Currently i’m running an apache web server on a windows server hosting a bunch of repositories with individual settings about who has write and/or read access. The authentication will be done against our Active Directory so user can user their normal credentials as usual. So far everything works fine and everybody is happy.
But now one co-worker saw an interesting effect, which i could easily reproduce on a vanilla base:
Within one repository she (lets call her Alice) has read/write access and one other guy (lets call him Bob) has only read access. Bob found an error within the code and fixed it. When he tried to commit the changes the repository denied it cause of the wrong credentials. So Bob called Alice to come over. He reviewed the code, found it okay and he hit the Commit button again. The saved credentials failed again and Alice entered her credentials (without hitting the save checkbox) and the data was committed to the repository.
Everything worked as expected and everybody was happy…
But then Alice took a look into the subversion log of the repository and the author for that specific commitment was not her, it was Bob.
So it seems that TortoiseSVN didn’t take the login credentials as author, instead it took the currently logged in user on the Windows 7 machine.
As Alice told me this i was quite surprised and setup an empty repository on the server with two users (my normal windows account as read-only, some special account with read/write access). I made an checkout of the repository with my normal windows credentials, added a file and tried to commit it. It failed in the first run and after applying the credentials of the special account the file was added to the repo. But the author in the repo was my normal account not the special account!

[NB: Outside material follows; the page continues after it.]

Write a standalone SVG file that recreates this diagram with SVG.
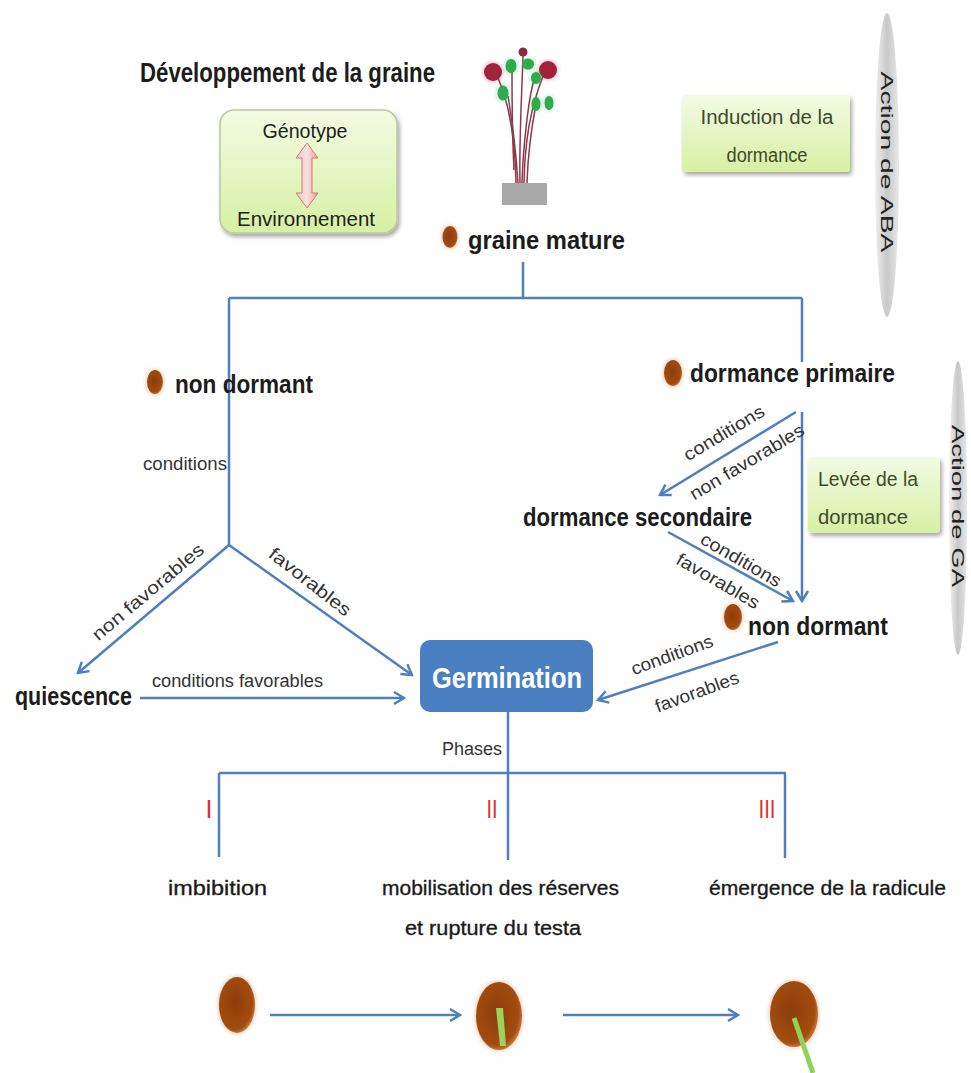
<svg xmlns="http://www.w3.org/2000/svg" width="971" height="1073" viewBox="0 0 971 1073">
<defs>
<style>
.ln{stroke:#4f7fbd;stroke-width:2.5;fill:none}
.b{font-family:"Liberation Sans",Arial,sans-serif;font-weight:bold;fill:#1c1c1c}
.n{font-family:"Liberation Sans",Arial,sans-serif;fill:#1e1e1e}
.lab{font-family:"Liberation Sans",Arial,sans-serif;font-size:18px;fill:#333}
.box{font-family:"Liberation Sans",Arial,sans-serif;font-size:20px;fill:#3d4a2c}
.rom{font-family:"Liberation Sans",Arial,sans-serif;font-size:25px;fill:#d83030}
.vt{font-family:"Liberation Sans",Arial,sans-serif;font-size:17px;fill:#222}
.ph{font-family:"Liberation Sans",Arial,sans-serif;font-size:21px;fill:#1a1a1a;stroke:#1a1a1a;stroke-width:0.35}
</style>
<marker id="ah" markerUnits="userSpaceOnUse" markerWidth="16" markerHeight="16" viewBox="0 0 16 16" refX="14" refY="8" orient="auto">
<path d="M4,2 L14,8 L4,14" fill="none" stroke="#4f7fbd" stroke-width="2.5"/>
</marker>
<linearGradient id="gbox" x1="0" y1="0" x2="0" y2="1">
<stop offset="0" stop-color="#f3fbe4"/>
<stop offset="1" stop-color="#d6f0a4"/>
</linearGradient>
<linearGradient id="gell" x1="0" y1="0" x2="1" y2="0">
<stop offset="0" stop-color="#f0f0f0"/>
<stop offset="0.5" stop-color="#c8c8c8"/>
<stop offset="1" stop-color="#e8e8e8"/>
</linearGradient>
<linearGradient id="gpink" x1="0" y1="0" x2="1" y2="0">
<stop offset="0" stop-color="#f6c4c4"/>
<stop offset="0.5" stop-color="#fbe0e0"/>
<stop offset="1" stop-color="#e99a9a"/>
</linearGradient>
<radialGradient id="gseed" cx="0.45" cy="0.45" r="0.6">
<stop offset="0" stop-color="#8e3d0c"/>
<stop offset="0.8" stop-color="#a24c12"/>
<stop offset="1" stop-color="#d88a40"/>
</radialGradient>
<filter id="sh" x="-10%" y="-10%" width="130%" height="140%">
<feGaussianBlur in="SourceAlpha" stdDeviation="2"/>
<feOffset dx="2" dy="3" result="o"/>
<feComponentTransfer><feFuncA type="linear" slope="0.35"/></feComponentTransfer>
<feMerge><feMergeNode/><feMergeNode in="SourceGraphic"/></feMerge>
</filter>
<filter id="glow" x="-50%" y="-50%" width="200%" height="200%">
<feGaussianBlur in="SourceGraphic" stdDeviation="2.5" result="bl"/>
<feComponentTransfer in="bl" result="bl2"><feFuncA type="linear" slope="0.45"/></feComponentTransfer>
<feMerge><feMergeNode in="bl2"/><feMergeNode in="SourceGraphic"/></feMerge>
</filter>
</defs>
<rect width="971" height="1073" fill="#ffffff"/>

<g id="connectors">
<line class="ln" x1="523" y1="262" x2="523" y2="298"/>
<line class="ln" x1="229" y1="298" x2="802" y2="298" stroke-width="3"/>
<line class="ln" x1="229" y1="298" x2="229" y2="545"/>
<line class="ln" x1="802" y1="298" x2="802" y2="362"/>
<line class="ln" x1="229" y1="545" x2="78" y2="673" marker-end="url(#ah)"/>
<line class="ln" x1="229" y1="545" x2="412" y2="675" marker-end="url(#ah)"/>
<line class="ln" x1="140" y1="698" x2="404" y2="698" marker-end="url(#ah)"/>
<line class="ln" x1="796" y1="412" x2="660" y2="495" marker-end="url(#ah)"/>
<line class="ln" x1="802" y1="412" x2="802" y2="601" marker-end="url(#ah)"/>
<line class="ln" x1="668" y1="532" x2="793" y2="601" marker-end="url(#ah)"/>
<line class="ln" x1="778" y1="642" x2="598" y2="700" marker-end="url(#ah)"/>
<line class="ln" x1="508" y1="712" x2="508" y2="860"/>
<line class="ln" x1="219" y1="773" x2="786" y2="773" stroke-width="4"/>
<line class="ln" x1="219" y1="773" x2="219" y2="857"/>
<line class="ln" x1="785" y1="773" x2="785" y2="858"/>
<line class="ln" x1="270" y1="1015" x2="460" y2="1015" stroke-width="3" marker-end="url(#ah)"/>
<line class="ln" x1="563" y1="1015" x2="738" y2="1015" stroke-width="3" marker-end="url(#ah)"/>
</g>

<g id="title">
<text class="b" x="140" y="82" font-size="27" textLength="295" lengthAdjust="spacingAndGlyphs">Développement de la graine</text>
</g>

<g id="genotype">
<rect x="220" y="110" width="177" height="123" rx="14" fill="url(#gbox)" stroke="#b9c9a0" stroke-width="1.5" filter="url(#sh)"/>
<text class="n" x="305" y="138" font-size="20" text-anchor="middle" textLength="85" lengthAdjust="spacingAndGlyphs" fill="#3d4a2c">Génotype</text>
<path d="M307,143 L318,158 L312,158 L312,193 L318,193 L307,208 L296,193 L302,193 L302,158 L296,158 Z" fill="url(#gpink)" stroke="#d27878" stroke-width="1"/>
<text class="n" x="306" y="226" font-size="21" text-anchor="middle" textLength="138" lengthAdjust="spacingAndGlyphs" fill="#3d4a2c">Environnement</text>
</g>

<g id="plant">
<rect x="502" y="183" width="45" height="22" fill="#a8a8a8"/>
<g stroke="#8c3a48" stroke-width="1.5" fill="none">
<path d="M516,183 C515,140 510,105 498,78"/>
<path d="M520,183 C519,140 522,90 523,56"/>
<path d="M524,183 C525,140 530,110 543,76"/>
<path d="M518,183 C516,150 512,120 508,96"/>
<path d="M527,183 C528,150 532,125 536,104"/>
<path d="M522,183 C523,150 528,100 534,80"/>
<path d="M514,170 C512,130 512,90 512,70"/>
</g>
<circle cx="493" cy="72" r="9" fill="#a0203a" filter="url(#glow)"/>
<circle cx="548" cy="70" r="9" fill="#a0203a" filter="url(#glow)"/>
<circle cx="523" cy="52" r="4.5" fill="#8c2a40"/>
<g fill="#2eaa50" filter="url(#glow)">
<ellipse cx="511" cy="66" rx="5.5" ry="7"/>
<ellipse cx="528" cy="64" rx="6" ry="5.5"/>
<ellipse cx="536" cy="78" rx="5" ry="6"/>
<ellipse cx="503" cy="93" rx="5.5" ry="7.5"/>
<ellipse cx="536" cy="104" rx="4.5" ry="7"/>
<ellipse cx="549" cy="103" rx="4.5" ry="7"/>
</g>
</g>

<g id="graine-mature">
<ellipse cx="450" cy="237" rx="7.5" ry="11" fill="url(#gseed)" filter="url(#glow)"/>
<text class="b" x="468" y="249" font-size="25" textLength="157" lengthAdjust="spacingAndGlyphs">graine mature</text>
</g>

<g id="induction">
<rect x="682" y="95" width="168" height="77" rx="4" fill="url(#gbox)" filter="url(#sh)"/>
<text class="box" x="767" y="124" text-anchor="middle" textLength="133" lengthAdjust="spacingAndGlyphs">Induction de la</text>
<text class="box" x="767" y="162" text-anchor="middle" textLength="81" lengthAdjust="spacingAndGlyphs">dormance</text>
</g>

<g id="aba">
<ellipse cx="887" cy="165" rx="12" ry="152" fill="url(#gell)"/>
<text class="vt" transform="translate(887,162) rotate(90)" x="0" y="6" text-anchor="middle" textLength="181" lengthAdjust="spacingAndGlyphs">Action de ABA</text>
</g>

<g id="non-dormant-1">
<ellipse cx="155" cy="382" rx="8" ry="12" fill="url(#gseed)" filter="url(#glow)"/>
<text class="b" x="175" y="393" font-size="26" textLength="138" lengthAdjust="spacingAndGlyphs">non dormant</text>
</g>

<g id="dormance-primaire">
<ellipse cx="673" cy="373" rx="9" ry="13" fill="url(#gseed)" filter="url(#glow)"/>
<text class="b" x="690" y="382" font-size="26" textLength="205" lengthAdjust="spacingAndGlyphs">dormance primaire</text>
</g>

<g id="levee">
<rect x="808" y="457" width="132" height="76" rx="4" fill="url(#gbox)" filter="url(#sh)"/>
<text class="box" x="818" y="486" textLength="100" lengthAdjust="spacingAndGlyphs">Levée de la</text>
<text class="box" x="818" y="524" textLength="90" lengthAdjust="spacingAndGlyphs">dormance</text>
</g>

<g id="ga">
<ellipse cx="958" cy="508" rx="9" ry="147" fill="url(#gell)"/>
<text class="vt" transform="translate(958,506) rotate(90)" x="0" y="6" text-anchor="middle" textLength="162" lengthAdjust="spacingAndGlyphs">Action de GA</text>
</g>

<g id="dormance-secondaire">
<text class="b" x="523" y="526" font-size="26" textLength="229" lengthAdjust="spacingAndGlyphs">dormance secondaire</text>
</g>

<g id="non-dormant-2">
<ellipse cx="733" cy="617" rx="9" ry="13" fill="url(#gseed)" filter="url(#glow)"/>
<text class="b" x="748" y="635" font-size="26" textLength="140" lengthAdjust="spacingAndGlyphs">non dormant</text>
</g>

<g id="quiescence">
<text class="b" x="15" y="705" font-size="26" textLength="117" lengthAdjust="spacingAndGlyphs">quiescence</text>
</g>

<g id="germination">
<rect x="420" y="640" width="173" height="72" rx="10" fill="#4a7fc2"/>
<text x="507" y="688" font-family="Liberation Sans, Arial, sans-serif" font-weight="bold" font-size="29" fill="#ffffff" text-anchor="middle" textLength="150" lengthAdjust="spacingAndGlyphs">Germination</text>
</g>

<g id="labels">
<text class="lab" x="227" y="470" text-anchor="end" textLength="84" lengthAdjust="spacingAndGlyphs">conditions</text>
<text class="lab" transform="translate(148,592) rotate(-40)" x="0" y="6" text-anchor="middle" textLength="140" lengthAdjust="spacingAndGlyphs">non favorables</text>
<text class="lab" transform="translate(310,582) rotate(38)" x="0" y="6" text-anchor="middle" textLength="99" lengthAdjust="spacingAndGlyphs">favorables</text>
<text class="lab" x="152" y="687" textLength="171" lengthAdjust="spacingAndGlyphs">conditions favorables</text>
<text class="lab" transform="translate(724,433) rotate(-31)" x="0" y="6" text-anchor="middle" textLength="91" lengthAdjust="spacingAndGlyphs">conditions</text>
<text class="lab" transform="translate(747,462) rotate(-31)" x="0" y="6" text-anchor="middle" textLength="130" lengthAdjust="spacingAndGlyphs">non favorables</text>
<text class="lab" transform="translate(741,560) rotate(30)" x="0" y="6" text-anchor="middle" textLength="90" lengthAdjust="spacingAndGlyphs">conditions</text>
<text class="lab" transform="translate(718,581) rotate(30)" x="0" y="6" text-anchor="middle" textLength="93" lengthAdjust="spacingAndGlyphs">favorables</text>
<text class="lab" transform="translate(672,655) rotate(-20)" x="0" y="6" text-anchor="middle" textLength="86" lengthAdjust="spacingAndGlyphs">conditions</text>
<text class="lab" transform="translate(697,692) rotate(-20)" x="0" y="6" text-anchor="middle" textLength="88" lengthAdjust="spacingAndGlyphs">favorables</text>
<text class="lab" x="502" y="755" text-anchor="end" textLength="60" lengthAdjust="spacingAndGlyphs">Phases</text>
</g>

<g id="phase-1">
<text class="rom" x="209" y="818" text-anchor="middle">I</text>
<text class="ph" x="168" y="895" textLength="99" lengthAdjust="spacingAndGlyphs">imbibition</text>
</g>
<g id="phase-2">
<text class="rom" x="492" y="818" text-anchor="middle" textLength="11" lengthAdjust="spacingAndGlyphs">II</text>
<text class="ph" x="382" y="895" textLength="237" lengthAdjust="spacingAndGlyphs">mobilisation  des réserves</text>
<text class="ph" x="405" y="935" textLength="176" lengthAdjust="spacingAndGlyphs">et rupture du testa</text>
</g>
<g id="phase-3">
<text class="rom" x="767" y="818" text-anchor="middle" textLength="17" lengthAdjust="spacingAndGlyphs">III</text>
<text class="ph" x="709" y="895" textLength="237" lengthAdjust="spacingAndGlyphs">émergence de la radicule</text>
</g>

<g id="seed-1">
<ellipse cx="237" cy="1005" rx="18" ry="28" fill="url(#gseed)" filter="url(#glow)"/>
</g>
<g id="seed-2">
<ellipse cx="499" cy="1016" rx="23" ry="34" fill="url(#gseed)" filter="url(#glow)"/>
<path d="M496,1008 L503,1008 L506,1046 L500,1046 Z" fill="#9ad25a"/>
</g>
<g id="seed-3">
<ellipse cx="794" cy="1014" rx="24" ry="33" fill="url(#gseed)" filter="url(#glow)"/>
<line x1="794" y1="1018" x2="813" y2="1073" stroke="#8fd35a" stroke-width="5"/>
</g>
</svg>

In contrast within the apache logs i can see that the file was really committed by the special account and that the beforehand tries with the normal account have failed.
Due to the fact that i tried it with a newly created repository their are no hooks that could lead to this problem, also their are no rewrite rules or something else running on the apache server that could maybe lead to the problem.

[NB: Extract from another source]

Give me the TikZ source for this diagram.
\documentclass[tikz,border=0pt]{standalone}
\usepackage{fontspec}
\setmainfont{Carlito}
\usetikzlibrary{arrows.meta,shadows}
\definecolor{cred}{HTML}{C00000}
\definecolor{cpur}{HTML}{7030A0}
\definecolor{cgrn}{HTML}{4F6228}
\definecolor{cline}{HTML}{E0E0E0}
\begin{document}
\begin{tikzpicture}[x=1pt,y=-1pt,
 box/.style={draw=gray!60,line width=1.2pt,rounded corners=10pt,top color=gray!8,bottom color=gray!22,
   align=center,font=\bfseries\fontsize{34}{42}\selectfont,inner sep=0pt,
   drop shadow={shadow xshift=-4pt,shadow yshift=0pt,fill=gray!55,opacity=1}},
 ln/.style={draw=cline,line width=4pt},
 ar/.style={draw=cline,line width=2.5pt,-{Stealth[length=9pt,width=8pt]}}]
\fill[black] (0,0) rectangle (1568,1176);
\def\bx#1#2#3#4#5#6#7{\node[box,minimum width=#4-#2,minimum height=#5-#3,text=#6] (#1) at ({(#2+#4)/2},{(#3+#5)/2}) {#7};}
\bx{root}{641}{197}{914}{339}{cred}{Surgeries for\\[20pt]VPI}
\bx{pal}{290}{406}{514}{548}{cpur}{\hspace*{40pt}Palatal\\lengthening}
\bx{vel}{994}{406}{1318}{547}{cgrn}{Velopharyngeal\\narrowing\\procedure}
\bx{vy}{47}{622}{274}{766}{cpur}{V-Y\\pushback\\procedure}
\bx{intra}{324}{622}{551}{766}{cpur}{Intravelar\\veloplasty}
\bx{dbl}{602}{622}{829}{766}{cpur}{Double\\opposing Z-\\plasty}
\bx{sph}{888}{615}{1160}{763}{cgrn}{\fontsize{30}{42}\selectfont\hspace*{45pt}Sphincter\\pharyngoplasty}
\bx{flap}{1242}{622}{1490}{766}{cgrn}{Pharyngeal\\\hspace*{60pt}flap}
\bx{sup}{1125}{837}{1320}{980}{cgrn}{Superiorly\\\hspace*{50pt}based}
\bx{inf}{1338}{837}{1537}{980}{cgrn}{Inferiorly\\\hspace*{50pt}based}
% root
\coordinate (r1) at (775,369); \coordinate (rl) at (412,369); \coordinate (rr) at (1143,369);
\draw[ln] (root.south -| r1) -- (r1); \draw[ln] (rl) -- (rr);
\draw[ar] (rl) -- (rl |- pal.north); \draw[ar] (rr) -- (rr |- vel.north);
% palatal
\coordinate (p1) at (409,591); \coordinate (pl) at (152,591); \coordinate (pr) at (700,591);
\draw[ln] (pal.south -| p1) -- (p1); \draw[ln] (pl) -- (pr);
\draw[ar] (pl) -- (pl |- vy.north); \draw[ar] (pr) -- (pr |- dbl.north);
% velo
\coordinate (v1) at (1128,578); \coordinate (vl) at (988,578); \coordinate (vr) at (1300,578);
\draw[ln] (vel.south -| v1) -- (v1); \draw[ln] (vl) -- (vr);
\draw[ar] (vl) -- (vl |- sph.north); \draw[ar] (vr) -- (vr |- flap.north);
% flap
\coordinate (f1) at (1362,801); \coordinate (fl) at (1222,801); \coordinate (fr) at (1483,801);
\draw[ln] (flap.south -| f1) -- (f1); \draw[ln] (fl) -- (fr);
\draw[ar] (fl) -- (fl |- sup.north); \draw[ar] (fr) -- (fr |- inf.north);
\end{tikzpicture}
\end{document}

All these tests have been done on a Windows 7 machine using Tortoise 1.7.3 – 1.7.5 with all the same results. Then i found an older machine running Windows XP with Tortoise 1.6.5 and tried the same scenario from their. Here the behavior is different!

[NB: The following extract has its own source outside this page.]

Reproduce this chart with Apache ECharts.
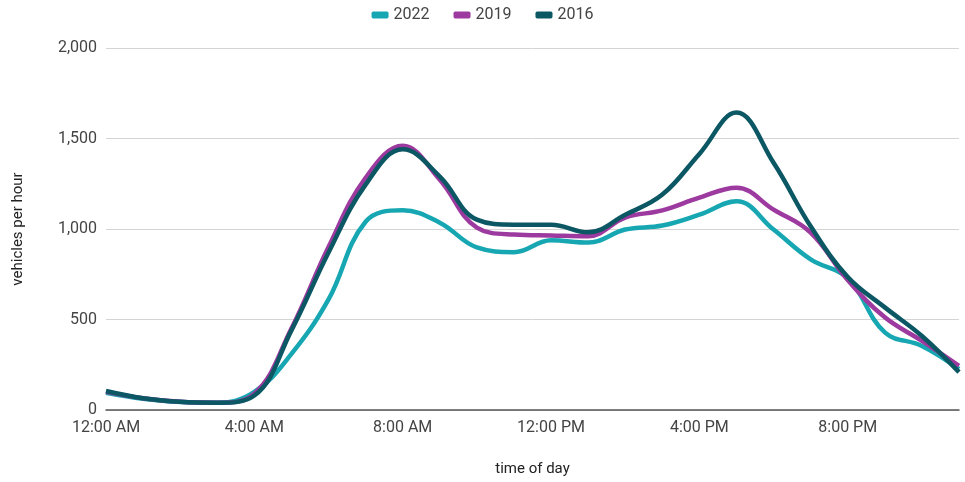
<!DOCTYPE html>
<html>
<head>
<meta charset="utf-8">
<script src="https://cdn.jsdelivr.net/npm/echarts@6/dist/echarts.min.js"></script>
<style>html,body{margin:0;padding:0;background:#fff;overflow:hidden;}#c{width:965px;height:482px;}</style>
</head>
<body>
<div id="c"></div>
<script>
const hours = ["12:00 AM","1:00 AM","2:00 AM","3:00 AM","4:00 AM","5:00 AM","6:00 AM","7:00 AM","8:00 AM","9:00 AM","10:00 AM","11:00 AM",
  "12:00 PM","1:00 PM","2:00 PM","3:00 PM","4:00 PM","5:00 PM","6:00 PM","7:00 PM","8:00 PM","9:00 PM","10:00 PM","11:00 PM"];
const seriesNames = ["2022", "2019", "2016"];
const v2022 = [95, 62, 44, 40, 100, 310, 611, 1040, 1103, 1035, 898, 872, 938, 925, 997, 1019, 1079, 1153, 997, 832, 728, 429, 354, 226];
const v2019 = [100, 65, 45, 40, 90, 450, 900, 1283, 1460, 1272, 1008, 969, 964, 960, 1063, 1103, 1173, 1228, 1107, 980, 718, 512, 382, 244];
const v2016 = [105, 65, 45, 40, 80, 440, 870, 1245, 1440, 1290, 1052, 1024, 1024, 982, 1079, 1190, 1415, 1643, 1366, 1015, 735, 567, 409, 209];
const yTicks = [0, 500, 1000, 1500, 2000];

const colors = ["#17a7b3", "#9d3a9f", "#0c5764"];
const values = [v2022, v2019, v2016];
const font = "Roboto, 'Liberation Sans', Arial, sans-serif";

const chart = echarts.init(document.getElementById('c'), null, {renderer: 'canvas'});
chart.setOption({
  animation: false,
  textStyle: {fontFamily: font},
  legend: {
    top: 2, left: 'center',
    itemWidth: 17, itemHeight: 7, itemGap: 24,
    icon: 'roundRect',
    textStyle: {fontSize: 16, color: '#444', fontFamily: font},
    data: seriesNames
  },
  grid: {left: 106, right: 6, top: 48, bottom: 63, containLabel: false},
  xAxis: {
    type: 'category', data: hours, boundaryGap: false,
    name: 'time of day', nameLocation: 'middle', nameGap: 52,
    nameTextStyle: {fontSize: 15, color: '#222', fontFamily: font},
    axisLine: {lineStyle: {color: '#555', width: 1.5}},
    axisTick: {show: false},
    axisLabel: {interval: 3, fontSize: 16, color: '#444', margin: 10, fontFamily: font},
    splitLine: {show: false}
  },
  yAxis: {
    type: 'value', min: yTicks[0], max: yTicks[yTicks.length - 1], interval: yTicks[1] - yTicks[0],
    name: 'vehicles per hour', nameLocation: 'middle', nameGap: 80, nameRotate: 90,
    nameTextStyle: {fontSize: 15, color: '#222', fontFamily: font},
    axisLine: {show: false}, axisTick: {show: false},
    axisLabel: {fontSize: 16, color: '#444', margin: 9, fontFamily: font,
      formatter: v => v.toLocaleString('en-US')},
    splitLine: {lineStyle: {color: '#d4d4d4', width: 1}}
  },
  series: seriesNames.map((n, i) => ({
    name: n, type: 'line', data: values[i], smooth: 0.4,
    showSymbol: false, symbol: 'none',
    lineStyle: {width: 4.5, color: colors[i]},
    itemStyle: {color: colors[i]},
    z: 2 + i
  }))
});
</script>
</body>
</html>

The conclusion is that Tortoise 1.7.x on Windows 7 uses a different author than Tortoise 1.6.5 on Windows XP, but i can’t find any information of this change somewhere in the changelogs or release notes of Tortoise.
Does anyone else also already noticed this change and exists their a way to switch it back to the old behavior?
After getting the comment from bta i made a little more tries and know i’m understanding how and when the author will be set:
The name that appears as author within the subversion log is determined by the first successful user authentication entered after hitting the OK button of the commit dialog, regardless if this user has the right to write to the subversion repository. If the user doesn’t has write access the user authentication dialog will show up a second time asking for the credentials for writing.
Normally everybody hits the Save authentication check box, which leads to the fact that Tortoise always tries to use these credentials for committing the data leading to a successful authentication to fill out the author, but failed for writing. Thous leading to ask the user for the second authentication for getting write access.
I did this tests on Windows 7 with Tortoise 1.7.5 only, so i don’t know if this behavior is really different on XP with Tortoise 1.6.x, but at least i understood how and when Tortoise sets the author.